Wcześniej, w styczniu tego roku 5G bocznymi drzwiami wprowadził Play – w Trójmieście. Ta sieć działa z kolei w paśmie 2,1 GHz. W lutym Play informował o planach jej rozszerzenia o kolejne miejscowości. Dotychczas nie wprowadził jednak abonamentów 5G. Ten sam zakres częstotliwości na 5G wykorzystuje w kilku miastach T-Mobile – też bez oferty komercyjnej.
Według Orange 5G w tych pasmach to tylko namiastka. – Można świadczyć usługi i nazwać je 5G na tych częstotliwościach, ale nie da się w ten sposób klientom pełnych możliwości sieci piątej generacji.
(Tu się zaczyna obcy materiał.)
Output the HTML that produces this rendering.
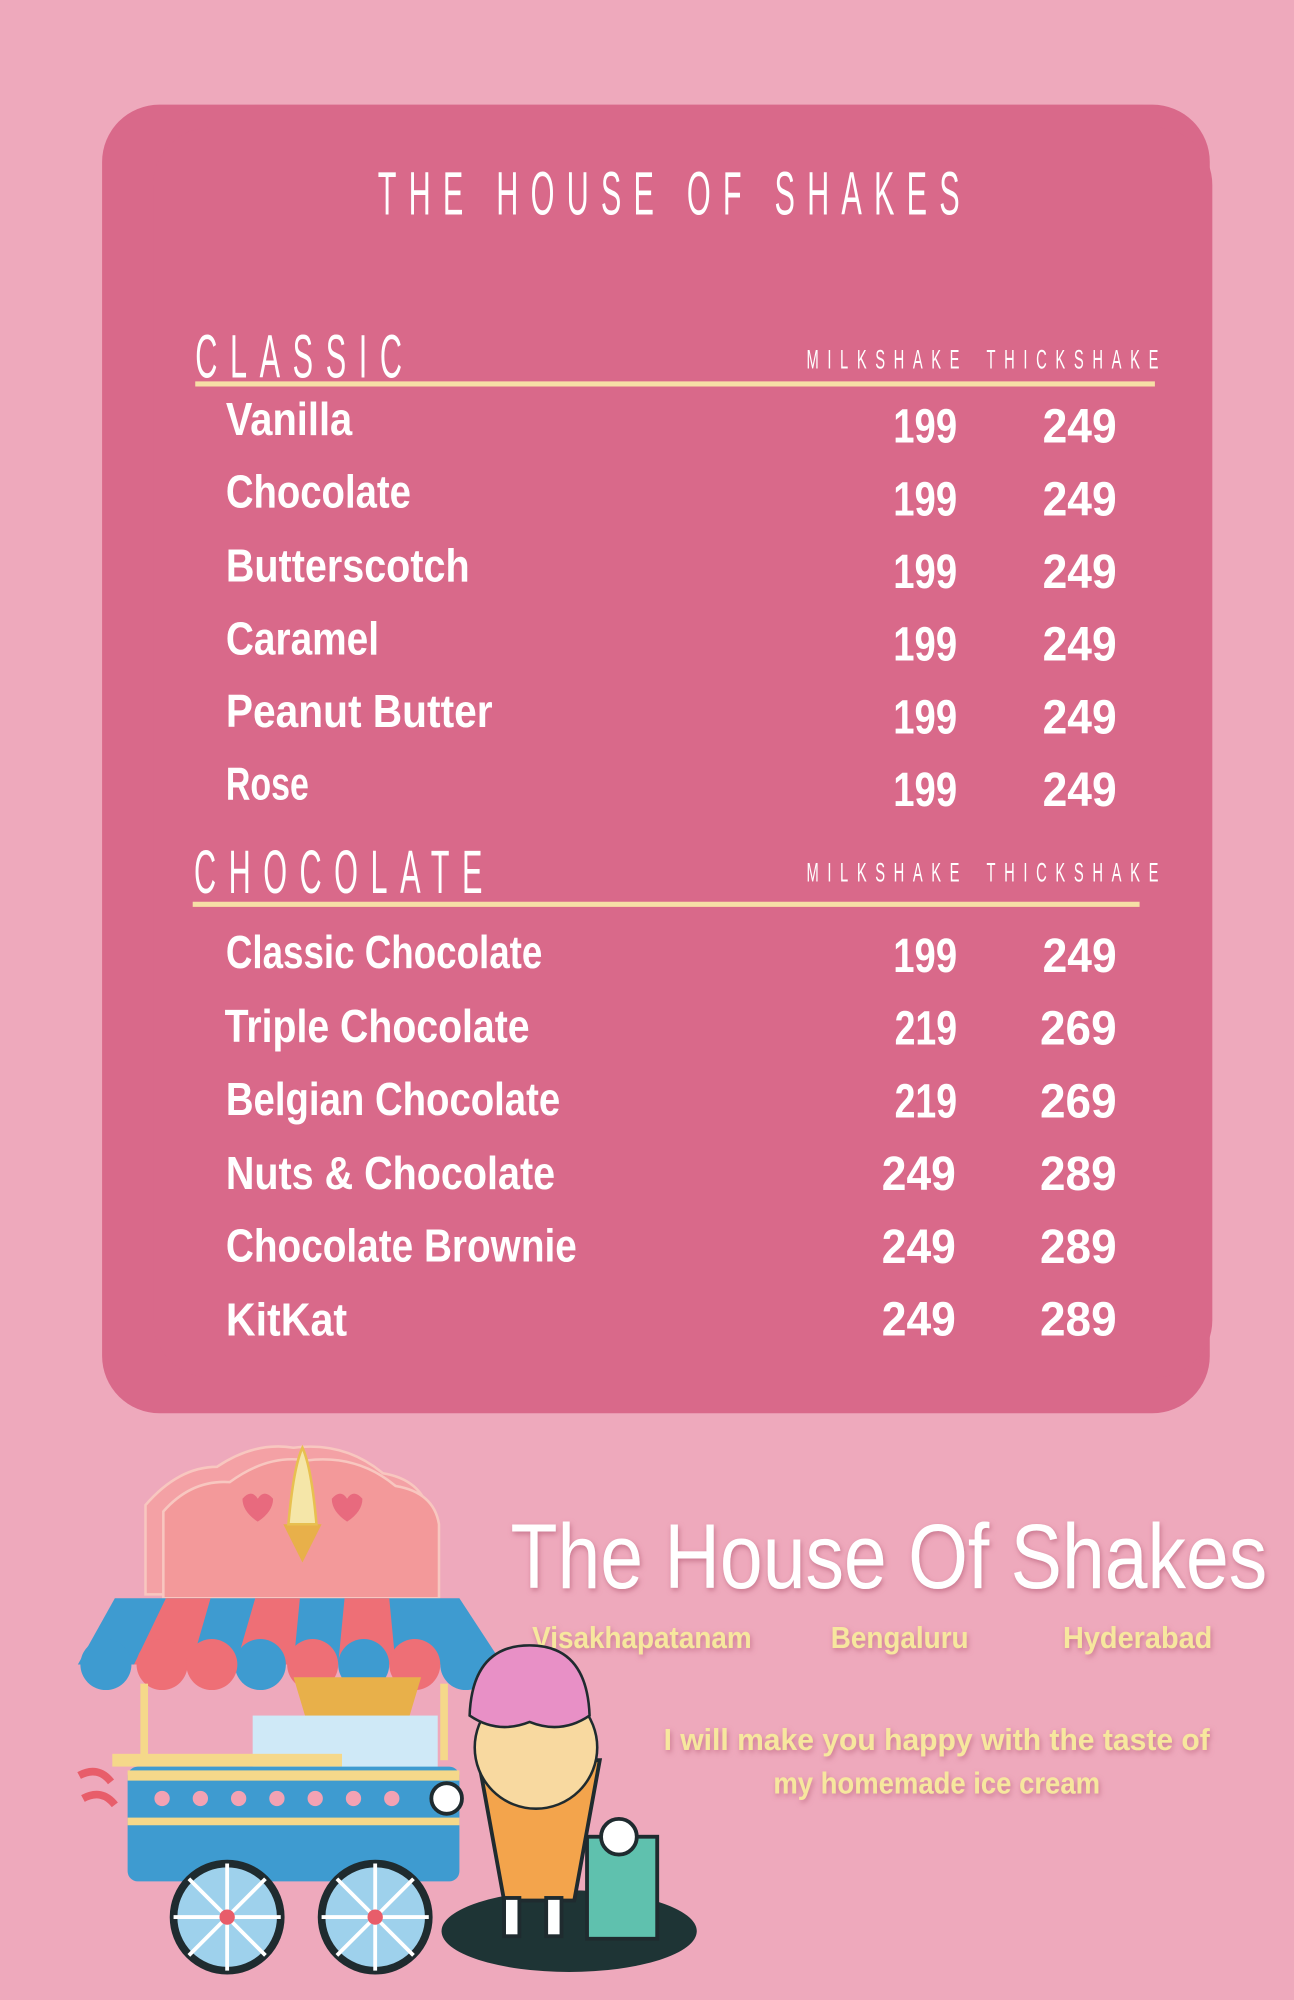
<!DOCTYPE html>
<html><head><meta charset="utf-8"><style>
html,body{margin:0;padding:0;background:#EEA9BC;}
svg{display:block;}
.t{font-family:"Liberation Sans",sans-serif;}
</style></head><body>
<svg width="1294" height="2000" viewBox="0 0 1014 1568" preserveAspectRatio="none" xmlns="http://www.w3.org/2000/svg">
<defs>
<filter id="sh" x="-10%" y="-30%" width="120%" height="160%"><feDropShadow dx="1" dy="2" stdDeviation="2" flood-color="#b05570" flood-opacity="0.6"/></filter>
</defs>
<rect width="1014" height="1568" fill="#EEA9BC"/>
<rect x="80" y="82" width="868" height="1026" rx="45" fill="#D9698A"/>
<rect x="120" y="100" width="830" height="980" rx="45" fill="#D9698A"/>
<g class="t" fill="#fff">
<text transform="translate(296,168) scale(0.5,1)" font-size="48" textLength="912" lengthAdjust="spacing">THE HOUSE OF SHAKES</text>
<text transform="translate(153,296) scale(0.5,1)" font-size="48" textLength="324" lengthAdjust="spacing">CLASSIC</text>
<text transform="translate(152,700) scale(0.5,1)" font-size="48" textLength="452" lengthAdjust="spacing">CHOCOLATE</text>
<g font-size="21">
<text transform="translate(632,289) scale(0.55,1)" textLength="218" lengthAdjust="spacing">MILKSHAKE</text>
<text transform="translate(773,289) scale(0.55,1)" textLength="245" lengthAdjust="spacing">THICKSHAKE</text>
<text transform="translate(632,691) scale(0.55,1)" textLength="218" lengthAdjust="spacing">MILKSHAKE</text>
<text transform="translate(773,691) scale(0.55,1)" textLength="245" lengthAdjust="spacing">THICKSHAKE</text>
</g>
</g>
<line x1="153" y1="301" x2="905" y2="301" stroke="#F7DFA6" stroke-width="4"/>
<line x1="151" y1="709" x2="893" y2="709" stroke="#F7DFA6" stroke-width="4"/>
<g class="t" fill="#fff" font-size="36" font-weight="bold">
<text x="177" y="341" textLength="99" lengthAdjust="spacingAndGlyphs">Vanilla</text>
<text x="177" y="398" textLength="145" lengthAdjust="spacingAndGlyphs">Chocolate</text>
<text x="177" y="456" textLength="191" lengthAdjust="spacingAndGlyphs">Butterscotch</text>
<text x="177" y="513" textLength="120" lengthAdjust="spacingAndGlyphs">Caramel</text>
<text x="177" y="570" textLength="209" lengthAdjust="spacingAndGlyphs">Peanut Butter</text>
<text x="177" y="627" textLength="65" lengthAdjust="spacingAndGlyphs">Rose</text>
<text x="177" y="759" textLength="248" lengthAdjust="spacingAndGlyphs">Classic Chocolate</text>
<text x="176" y="817" textLength="239" lengthAdjust="spacingAndGlyphs">Triple Chocolate</text>
<text x="177" y="874" textLength="262" lengthAdjust="spacingAndGlyphs">Belgian Chocolate</text>
<text x="177" y="932" textLength="258" lengthAdjust="spacingAndGlyphs">Nuts &amp; Chocolate</text>
<text x="177" y="989" textLength="275" lengthAdjust="spacingAndGlyphs">Chocolate Brownie</text>
<text x="177" y="1047" textLength="95" lengthAdjust="spacingAndGlyphs">KitKat</text>
</g>
<g class="t" fill="#fff" font-size="38" font-weight="bold">
<text x="700" y="347" textLength="50" lengthAdjust="spacingAndGlyphs">199</text><text x="817" y="347" textLength="58" lengthAdjust="spacingAndGlyphs">249</text>
<text x="700" y="404" textLength="50" lengthAdjust="spacingAndGlyphs">199</text><text x="817" y="404" textLength="58" lengthAdjust="spacingAndGlyphs">249</text>
<text x="700" y="461" textLength="50" lengthAdjust="spacingAndGlyphs">199</text><text x="817" y="461" textLength="58" lengthAdjust="spacingAndGlyphs">249</text>
<text x="700" y="518" textLength="50" lengthAdjust="spacingAndGlyphs">199</text><text x="817" y="518" textLength="58" lengthAdjust="spacingAndGlyphs">249</text>
<text x="700" y="575" textLength="50" lengthAdjust="spacingAndGlyphs">199</text><text x="817" y="575" textLength="58" lengthAdjust="spacingAndGlyphs">249</text>
<text x="700" y="632" textLength="50" lengthAdjust="spacingAndGlyphs">199</text><text x="817" y="632" textLength="58" lengthAdjust="spacingAndGlyphs">249</text>
<text x="700" y="762" textLength="50" lengthAdjust="spacingAndGlyphs">199</text><text x="817" y="762" textLength="58" lengthAdjust="spacingAndGlyphs">249</text>
<text x="701" y="819" textLength="49" lengthAdjust="spacingAndGlyphs">219</text><text x="815" y="819" textLength="60" lengthAdjust="spacingAndGlyphs">269</text>
<text x="701" y="876" textLength="49" lengthAdjust="spacingAndGlyphs">219</text><text x="815" y="876" textLength="60" lengthAdjust="spacingAndGlyphs">269</text>
<text x="691" y="933" textLength="58" lengthAdjust="spacingAndGlyphs">249</text><text x="815" y="933" textLength="60" lengthAdjust="spacingAndGlyphs">289</text>
<text x="691" y="990" textLength="58" lengthAdjust="spacingAndGlyphs">249</text><text x="815" y="990" textLength="60" lengthAdjust="spacingAndGlyphs">289</text>
<text x="691" y="1047" textLength="58" lengthAdjust="spacingAndGlyphs">249</text><text x="815" y="1047" textLength="60" lengthAdjust="spacingAndGlyphs">289</text>
</g>
<text class="t" x="400" y="1245" font-size="72" fill="#fff" filter="url(#sh)" textLength="593" lengthAdjust="spacingAndGlyphs">The House Of Shakes</text>
<g class="t" fill="#F7E79E" font-size="24" font-weight="bold" filter="url(#sh)">
<text x="417" y="1292" textLength="172" lengthAdjust="spacingAndGlyphs">Visakhapatanam</text>
<text x="651" y="1292" textLength="108" lengthAdjust="spacingAndGlyphs">Bengaluru</text>
<text x="833" y="1292" textLength="117" lengthAdjust="spacingAndGlyphs">Hyderabad</text>
<text x="520" y="1372" textLength="428" lengthAdjust="spacingAndGlyphs">I will make you happy with the taste of</text>
<text x="606" y="1406" textLength="256" lengthAdjust="spacingAndGlyphs">my homemade ice cream</text>
</g>
<g>
<path d="M114 1250 L114 1180 Q140 1150 170 1150 Q200 1130 230 1135 Q270 1130 300 1155 Q330 1160 336 1185 L336 1250 Z" fill="#F4A1A5" stroke="#F8C7C0" stroke-width="2"/>
<path d="M128 1253 L128 1185 Q150 1160 180 1162 Q210 1140 240 1145 Q280 1140 310 1165 Q340 1170 344 1195 L344 1253 Z" fill="#F3999A" stroke="#F8C7C0" stroke-width="2"/>
<path d="M222 1195 L252 1195 L237 1225 Z" fill="#E8B04A"/>
<path d="M226 1195 Q230 1150 237 1135 Q244 1150 248 1195 Z" fill="#F5E6A8" stroke="#E8C050" stroke-width="2"/>
<path d="M190 1175 q7 -8 12 0 q5 -8 12 0 q0 10 -12 18 q-12 -8 -12 -18z" fill="#E86A7E"/>
<path d="M260 1175 q7 -8 12 0 q5 -8 12 0 q0 10 -12 18 q-12 -8 -12 -18z" fill="#E86A7E"/>
<path d="M90 1253 L360 1253 L394 1305 L61 1305 Z" fill="#3E9BD0"/>
<path d="M130 1253 L165 1253 L150 1305 L105 1305 Z M200 1253 L235 1253 L230 1305 L185 1305 Z M270 1253 L305 1253 L310 1305 L265 1305 Z" fill="#EE6F76"/>
<g fill="#3E9BD0"><circle cx="83" cy="1305" r="20"/><circle cx="204" cy="1305" r="20"/><circle cx="285" cy="1305" r="20"/><circle cx="365" cy="1305" r="20"/></g>
<g fill="#EE6F76"><circle cx="127" cy="1305" r="20"/><circle cx="166" cy="1305" r="20"/><circle cx="245" cy="1305" r="20"/><circle cx="325" cy="1305" r="20"/></g>
<rect x="110" y="1320" width="6" height="60" fill="#F5D88A"/><rect x="345" y="1320" width="6" height="60" fill="#F5D88A"/>
<path d="M230 1315 L330 1315 L318 1355 L242 1355 Z" fill="#E8B04A"/>
<rect x="198" y="1345" width="145" height="45" fill="#CFE9F7"/>
<rect x="88" y="1375" width="180" height="10" fill="#F5D88A"/>
<rect x="100" y="1385" width="260" height="90" rx="8" fill="#3E9BD0"/>
<rect x="100" y="1388" width="260" height="8" fill="#F5D88A"/>
<rect x="100" y="1425" width="260" height="6" fill="#F5D88A"/>
<g fill="#F3A2B3"><circle cx="127" cy="1410" r="6"/><circle cx="157" cy="1410" r="6"/><circle cx="187" cy="1410" r="6"/><circle cx="217" cy="1410" r="6"/><circle cx="247" cy="1410" r="6"/><circle cx="277" cy="1410" r="6"/><circle cx="307" cy="1410" r="6"/></g>
<path d="M62 1392 q15 -8 25 5 M65 1410 q15 -8 25 5" stroke="#E85D6A" stroke-width="6" fill="none"/>
<ellipse cx="446" cy="1514" rx="100" ry="32" fill="#1E3435"/>
<g stroke="#1f2b2f" stroke-width="6">
<circle cx="178" cy="1503" r="42" fill="#9ED1EC"/>
<circle cx="294" cy="1503" r="42" fill="#9ED1EC"/>
</g>
<path d="M136 1503 h84 M178 1461 v84 M148 1473 l60 60 M208 1473 l-60 60 M252 1503 h84 M294 1461 v84 M264 1473 l60 60 M324 1473 l-60 60" stroke="#fff" stroke-width="3"/>
<circle cx="178" cy="1503" r="6" fill="#E85D6A"/><circle cx="294" cy="1503" r="6" fill="#E85D6A"/>
<rect x="460" y="1440" width="55" height="80" fill="#5FC1AE" stroke="#1f2b2f" stroke-width="3"/>
<path d="M375 1380 L470 1380 L450 1490 L395 1490 Z" fill="#F3A44C" stroke="#1f2b2f" stroke-width="3"/>
<circle cx="420" cy="1370" r="48" fill="#F8D9A0" stroke="#1f2b2f" stroke-width="2"/>
<path d="M368 1345 Q370 1290 415 1290 Q460 1290 462 1345 Q440 1360 415 1350 Q390 1360 368 1345 Z" fill="#E890C6" stroke="#1f2b2f" stroke-width="2"/>
<circle cx="350" cy="1410" r="12" fill="#fff" stroke="#1f2b2f" stroke-width="3"/>
<circle cx="485" cy="1440" r="14" fill="#fff" stroke="#1f2b2f" stroke-width="3"/>
<rect x="395" y="1488" width="12" height="30" fill="#fff" stroke="#1f2b2f" stroke-width="3"/>
<rect x="428" y="1488" width="12" height="30" fill="#fff" stroke="#1f2b2f" stroke-width="3"/>
</g>
</svg>
</body></html>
To będzie możliwe dopiero w paśmie 3,4–3,8 GHz – mówi Wojciech Jabczyński, rzecznik firmy.
Plus wyjaśnia, że obecne wykorzystanie innego pasma zapewni mu lepsze pokrycie zasięgowe w przyszłości, gdy już będzie miał to docelowe – będące przedmiotem aukcji. – Chcemy i jesteśmy gotowi wziąć w niej udział i dobrze byłoby, żeby odbyła się ona w miarę możliwości jak najszybciej – informuje nas Olga Zomer, rzeczniczka Cyfrowego Polsatu.
Spodziewane anulowanie całego procesu oznacza jednak konieczność powtórzenia go od początku – więc ta droga do 5G na razie się oddala.